- [TASK TO COMPLETE] Do not include the pictures; repeat the rest of the data exactly.

╔══

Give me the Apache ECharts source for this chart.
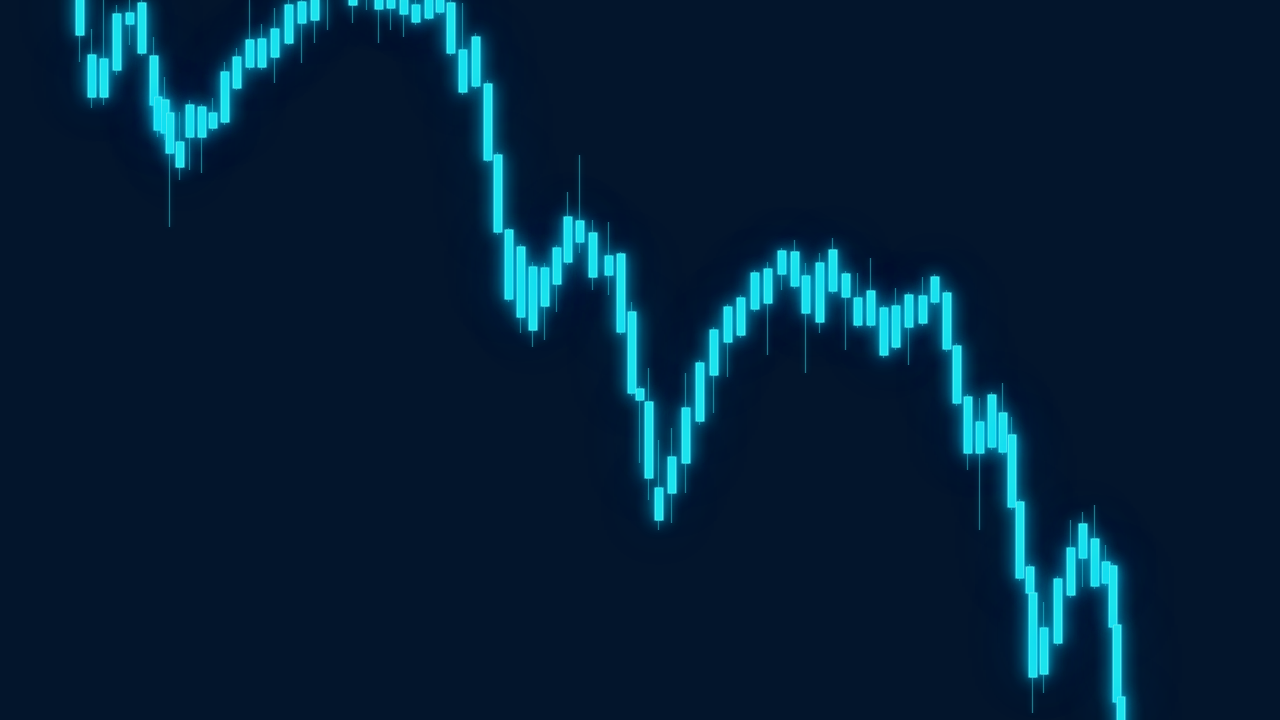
<!DOCTYPE html>
<html>
<head>
<meta charset="utf-8">
<script src="https://cdn.jsdelivr.net/npm/echarts@6/dist/echarts.min.js"></script>
<style>
html,body{margin:0;padding:0;background:#03152c;}
#chart{width:1280px;height:720px;}
</style>
</head>
<body>
<div id="chart"></div>
<script>
// time positions of each session
var times = [80,92,104,117,130,142,154,158,165,170,180,190,202,213,225,237,250,262,275,289,302,315,328,341,353,367,379,391,404,416,429,440,451,463,476,488,498,509,521,533,545,557,568,580,593,609,621,632,640,649,659,672,686,700,714,728,741,755,768,782,795,806,820,833,846,858,871,884,896,909,923,935,947,957,968,980,992,1003,1012,1020,1030,1033,1044,1058,1071,1083,1095,1106,1113,1117,1121];
var opens = [732,665,623,650,696,717,664,623,620,607,578,583,613,592,598,632,653,681,663,677,697,700,728,750,730,725,728,712,725,715,702,708,717,670,634,636,565,490,473,453,414,436,458,499,487,445,466,408,331,318,232,227,257,299,345,378,385,411,417,446,468,444,398,429,446,422,395,412,373,393,424,418,427,374,323,267,273,307,285,218,153,127,46,77,125,162,181,137,154,95,23];
var closes = [685,623,661,706,707,667,615,590,587,567,553,615,583,607,648,663,680,653,691,715,718,725,745,730,715,740,711,730,706,698,725,728,667,628,683,560,488,421,403,390,452,472,503,478,443,464,388,327,320,242,200,263,312,357,390,413,422,447,451,469,434,407,457,470,423,395,429,365,414,425,397,443,371,317,267,298,325,268,213,142,127,43,92,141,172,196,134,158,93,18,-20];
var lows = [658,612,615,645,675,664,610,583,580,493,540,550,547,589,595,630,650,650,637,675,657,677,690,723,697,710,677,690,683,695,700,705,664,625,631,558,485,418,387,373,380,408,455,467,430,425,385,324,257,220,190,197,227,295,307,343,382,408,365,430,431,347,387,426,370,392,392,362,370,355,394,415,368,314,250,190,270,265,210,139,124,7,27,74,122,133,131,134,90,15,-30];
var highs = [740,691,725,715,720,728,683,625,643,620,608,620,616,622,658,672,720,696,712,728,728,730,750,755,735,745,732,735,730,725,730,732,720,717,687,640,568,492,476,458,457,475,528,565,500,498,468,418,334,352,280,292,347,360,393,416,425,450,458,472,480,457,467,482,449,447,462,415,432,428,443,446,430,377,326,322,328,337,303,221,156,130,118,144,200,208,215,175,157,98,26];

var full = [], bodies = [];
for (var i = 0; i < times.length; i++) {
  full.push([times[i], opens[i], closes[i], lows[i], highs[i]]);
  var lo = Math.min(opens[i], closes[i]), hi = Math.max(opens[i], closes[i]);
  bodies.push([times[i], opens[i], closes[i], lo, hi]);
}

var chart = echarts.init(document.getElementById('chart'));
function st(c, b, bw, blur, sc) {
  return {color: c, color0: c, borderColor: b, borderColor0: b, borderWidth: bw,
          shadowBlur: blur, shadowColor: sc};
}
chart.setOption({
  backgroundColor: '#03152c',
  animation: false,
  grid: {left: 0, right: 0, top: 0, bottom: 0},
  xAxis: {type: 'value', min: 0, max: 1280, show: false},
  yAxis: {type: 'value', min: 0, max: 720, show: false},
  series: [
    {type: 'candlestick', data: bodies, barWidth: 10, z: 1,
     encode: {x: 0, y: [1, 2, 3, 4]},
     itemStyle: st('rgba(30,130,185,0.5)', 'rgba(30,130,185,0.0)', 0, 55, 'rgba(20,120,190,0.9)')},
    {type: 'candlestick', data: full, barWidth: 9, z: 2,
     encode: {x: 0, y: [1, 2, 3, 4]},
     itemStyle: st('rgba(70,190,205,0.55)', 'rgba(70,190,205,0.55)', 1.3, 6, 'rgba(0,200,230,0.6)')},
    {type: 'candlestick', data: bodies, barWidth: 8, z: 3,
     encode: {x: 0, y: [1, 2, 3, 4]},
     itemStyle: st('#1ee4ec', '#49eef4', 1, 18, 'rgba(0,215,255,0.95)')}
  ]
});
</script>
</body>
</html>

╚══

- [EXERCISE SOLUTION]
Give me the Apache ECharts source for this chart.
<!DOCTYPE html>
<html>
<head>
<meta charset="utf-8">
<script src="https://cdn.jsdelivr.net/npm/echarts@6/dist/echarts.min.js"></script>
<style>
html,body{margin:0;padding:0;background:#03152c;}
#chart{width:1280px;height:720px;}
</style>
</head>
<body>
<div id="chart"></div>
<script>
// time positions of each session
var times = [80,92,104,117,130,142,154,158,165,170,180,190,202,213,225,237,250,262,275,289,302,315,328,341,353,367,379,391,404,416,429,440,451,463,476,488,498,509,521,533,545,557,568,580,593,609,621,632,640,649,659,672,686,700,714,728,741,755,768,782,795,806,820,833,846,858,871,884,896,909,923,935,947,957,968,980,992,1003,1012,1020,1030,1033,1044,1058,1071,1083,1095,1106,1113,1117,1121];
var opens = [732,665,623,650,696,717,664,623,620,607,578,583,613,592,598,632,653,681,663,677,697,700,728,750,730,725,728,712,725,715,702,708,717,670,634,636,565,490,473,453,414,436,458,499,487,445,466,408,331,318,232,227,257,299,345,378,385,411,417,446,468,444,398,429,446,422,395,412,373,393,424,418,427,374,323,267,273,307,285,218,153,127,46,77,125,162,181,137,154,95,23];
var closes = [685,623,661,706,707,667,615,590,587,567,553,615,583,607,648,663,680,653,691,715,718,725,745,730,715,740,711,730,706,698,725,728,667,628,683,560,488,421,403,390,452,472,503,478,443,464,388,327,320,242,200,263,312,357,390,413,422,447,451,469,434,407,457,470,423,395,429,365,414,425,397,443,371,317,267,298,325,268,213,142,127,43,92,141,172,196,134,158,93,18,-20];
var lows = [658,612,615,645,675,664,610,583,580,493,540,550,547,589,595,630,650,650,637,675,657,677,690,723,697,710,677,690,683,695,700,705,664,625,631,558,485,418,387,373,380,408,455,467,430,425,385,324,257,220,190,197,227,295,307,343,382,408,365,430,431,347,387,426,370,392,392,362,370,355,394,415,368,314,250,190,270,265,210,139,124,7,27,74,122,133,131,134,90,15,-30];
var highs = [740,691,725,715,720,728,683,625,643,620,608,620,616,622,658,672,720,696,712,728,728,730,750,755,735,745,732,735,730,725,730,732,720,717,687,640,568,492,476,458,457,475,528,565,500,498,468,418,334,352,280,292,347,360,393,416,425,450,458,472,480,457,467,482,449,447,462,415,432,428,443,446,430,377,326,322,328,337,303,221,156,130,118,144,200,208,215,175,157,98,26];

var full = [], bodies = [];
for (var i = 0; i < times.length; i++) {
  full.push([times[i], opens[i], closes[i], lows[i], highs[i]]);
  var lo = Math.min(opens[i], closes[i]), hi = Math.max(opens[i], closes[i]);
  bodies.push([times[i], opens[i], closes[i], lo, hi]);
}

var chart = echarts.init(document.getElementById('chart'));
function st(c, b, bw, blur, sc) {
  return {color: c, color0: c, borderColor: b, borderColor0: b, borderWidth: bw,
          shadowBlur: blur, shadowColor: sc};
}
chart.setOption({
  backgroundColor: '#03152c',
  animation: false,
  grid: {left: 0, right: 0, top: 0, bottom: 0},
  xAxis: {type: 'value', min: 0, max: 1280, show: false},
  yAxis: {type: 'value', min: 0, max: 720, show: false},
  series: [
    {type: 'candlestick', data: bodies, barWidth: 10, z: 1,
     encode: {x: 0, y: [1, 2, 3, 4]},
     itemStyle: st('rgba(30,130,185,0.5)', 'rgba(30,130,185,0.0)', 0, 55, 'rgba(20,120,190,0.9)')},
    {type: 'candlestick', data: full, barWidth: 9, z: 2,
     encode: {x: 0, y: [1, 2, 3, 4]},
     itemStyle: st('rgba(70,190,205,0.55)', 'rgba(70,190,205,0.55)', 1.3, 6, 'rgba(0,200,230,0.6)')},
    {type: 'candlestick', data: bodies, barWidth: 8, z: 3,
     encode: {x: 0, y: [1, 2, 3, 4]},
     itemStyle: st('#1ee4ec', '#49eef4', 1, 18, 'rgba(0,215,255,0.95)')}
  ]
});
</script>
</body>
</html>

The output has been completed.